Deep Dive: How the Court Reached Its Decision
Motions for Reconsideration
The court noted that motions for reconsideration are generally disfavored and are only granted under specific circumstances. Local Rule CR 7(h)(1) requires that a party seeking reconsideration must demonstrate a manifest error in the previous ruling or provide new facts or legal authority that could not have been presented earlier with reasonable diligence. In this case, the Mickelsons sought to vacate previous orders due to the recent Washington Supreme Court decision in Bain v. Metropolitan Mortgage Group, which addressed the status of MERS as a beneficiary under the Deed of Trust Act. However, the court emphasized that simply citing new law does not automatically justify reconsideration; the new law must materially affect the basis of the court's previous rulings. The court highlighted that the Mickelsons did not satisfy the burden of showing why the previous decisions should be reconsidered.
Impact of Bain Decision
The court analyzed the implications of the Bain decision, which held that MERS is not a proper beneficiary under the Deed of Trust Act if it does not hold the promissory note or other secured debt instruments. Although Bain could potentially affect some of the reasoning in prior orders, the court determined that the essential elements required for a claim under the Consumer Protection Act (CPA) were not met by the Mickelsons. Specifically, Bain did not create an automatic cause of action under the CPA merely because MERS was deemed an unlawful beneficiary. The court explained that plaintiffs must still establish all five elements of a CPA claim, including demonstrating actual injury and causation, which were lacking in the Mickelsons' claims. Therefore, while Bain changed the landscape regarding MERS's status, it did not fundamentally alter the court's previous conclusions regarding the Mickelsons' claims.

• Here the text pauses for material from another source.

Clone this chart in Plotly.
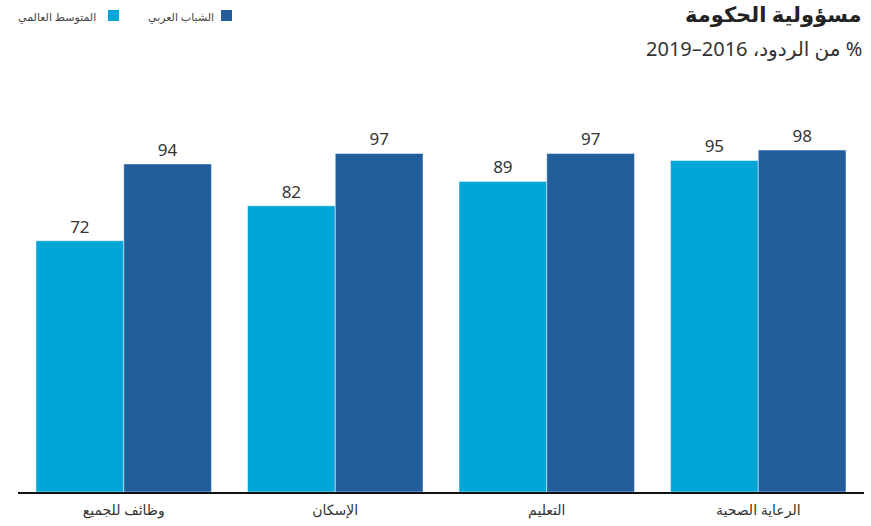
import plotly.graph_objects as go

categories = ["وظائف للجميع", "الإسكان", "التعليم", "الرعاية الصحية"]
global_avg = [72, 82, 89, 95]
arab_youth = [94, 97, 97, 98]
series_names = ["المتوسط العالمي", "الشباب العربي"]
colors = ["#00A6D6", "#235D9C"]
title_text = "مسؤولية الحكومة"
subtitle_text = "% من الردود، 2016–2019"

W, H = 871, 526
ml, mr, mt, mb = 18, 7, 143, 34
ph = H - mt - mb
pw = W - ml - mr

def py(ypx):
    return (H - mb - ypx) / ph

def px(xpx):
    return (xpx - ml) / pw

def rtl(s):
    return "\u202B" + s + "\u202C"

font = "Noto Sans, DejaVu Sans, sans-serif"

fig = go.Figure()
for name, vals, c in zip(series_names, [global_avg, arab_youth], colors):
    fig.add_trace(go.Bar(
        x=categories, y=vals, name=name,
        marker=dict(color=c, line=dict(color="white", width=0.5)),
        text=[str(v) for v in vals], textposition="outside",
        textfont=dict(size=17, color="#333333", family=font),
        cliponaxis=False, showlegend=False,
    ))

fig.update_layout(
    width=W, height=H,
    margin=dict(l=ml, r=mr, t=mt, b=mb, autoexpand=False),
    paper_bgcolor="white", plot_bgcolor="white",
    barmode="group", bargap=0.17, bargroupgap=0.0,
    font=dict(family=font, color="#333333"),
    xaxis=dict(showgrid=False, showline=True, linecolor="#111111", linewidth=2,
               automargin=False,
               ticks="", tickfont=dict(size=14, color="#333333"), ticklabelstandoff=4),
    yaxis=dict(range=[0, 100], visible=False, showgrid=False, zeroline=False,
               automargin=False),
    uniformtext=dict(mode="show", minsize=10),
)

annotations = [
    dict(text="<b>" + rtl(title_text) + "</b>", x=px(864), y=py(14), xref="paper", yref="paper",
         xanchor="right", yanchor="middle", showarrow=False,
         font=dict(size=21, color="#222222", family=font)),
    dict(text=rtl(subtitle_text), x=px(864), y=py(48), xref="paper", yref="paper",
         xanchor="right", yanchor="middle", showarrow=False,
         font=dict(size=20, color="#333333", family=font)),
    dict(text=rtl(series_names[1]), x=px(216), y=py(16), xref="paper", yref="paper",
         xanchor="right", yanchor="middle", showarrow=False,
         font=dict(size=11, color="#444444", family=font)),
    dict(text=rtl(series_names[0]), x=px(98), y=py(16), xref="paper", yref="paper",
         xanchor="right", yanchor="middle", showarrow=False,
         font=dict(size=11, color="#444444", family=font)),
]
fig.update_layout(annotations=annotations)

shapes = [
    dict(type="rect", xref="paper", yref="paper", x0=px(221), x1=px(232), y0=py(21), y1=py(10),
         fillcolor=colors[1], line=dict(width=0)),
    dict(type="rect", xref="paper", yref="paper", x0=px(108), x1=px(119), y0=py(21), y1=py(10),
         fillcolor=colors[0], line=dict(width=0)),
]
fig.update_layout(shapes=shapes)

fig.write_html("out.html")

Consumer Protection Act Requirements
In evaluating the Mickelsons' claims under the CPA, the court reiterated the five elements that must be established: an unfair or deceptive act or practice, occurring in trade or commerce, with public interest impact, resulting in injury to the plaintiff's business or property, and showing causation. The court focused on the requirement for injury, stating that even if the deception element was satisfied due to the implications of Bain, the Mickelsons failed to demonstrate any actual harm. The court pointed out that the original order dismissing the claims against Chicago Title implicitly noted the lack of injury, which was a fatal flaw in the Mickelsons' argument. Without showing that they suffered an injury as a direct result of the alleged deceptive acts, their CPA claims could not proceed.
Role of Chicago Title
The court specifically addressed the role of Chicago Title in the foreclosure process, clarifying that Chicago did not initiate or participate in the foreclosure proceedings. The plaintiffs alleged that Chicago's actions in naming MERS as a beneficiary constituted an unfair and deceptive act; however, the court had previously ruled that Chicago did not violate any duty or act unreasonably in its actions. The court distinguished Chicago's situation from that of other entities involved in the foreclosure, noting that Chicago was merely the original trustee and had no role in the alleged wrongful actions that led to the foreclosure of the Mickelsons' home. This lack of involvement further supported the conclusion that the Mickelsons could not establish causation or injury linked to Chicago's actions.
Conclusion of the Court
In conclusion, the court found that the Bain decision did not materially alter the basis of the previous orders dismissing the Mickelsons' claims. The court denied the motion to vacate, affirming that the prior rulings remained valid as the Mickelsons failed to establish a plausible claim for injury under the CPA. The reasoning articulated in the earlier orders, particularly regarding the lack of injury and causation, remained unaffected by the new law. Consequently, the court upheld its prior decisions and denied the request for reconsideration, emphasizing that mere changes in law do not automatically warrant the reopening of previously adjudicated claims without a substantive basis for reconsideration.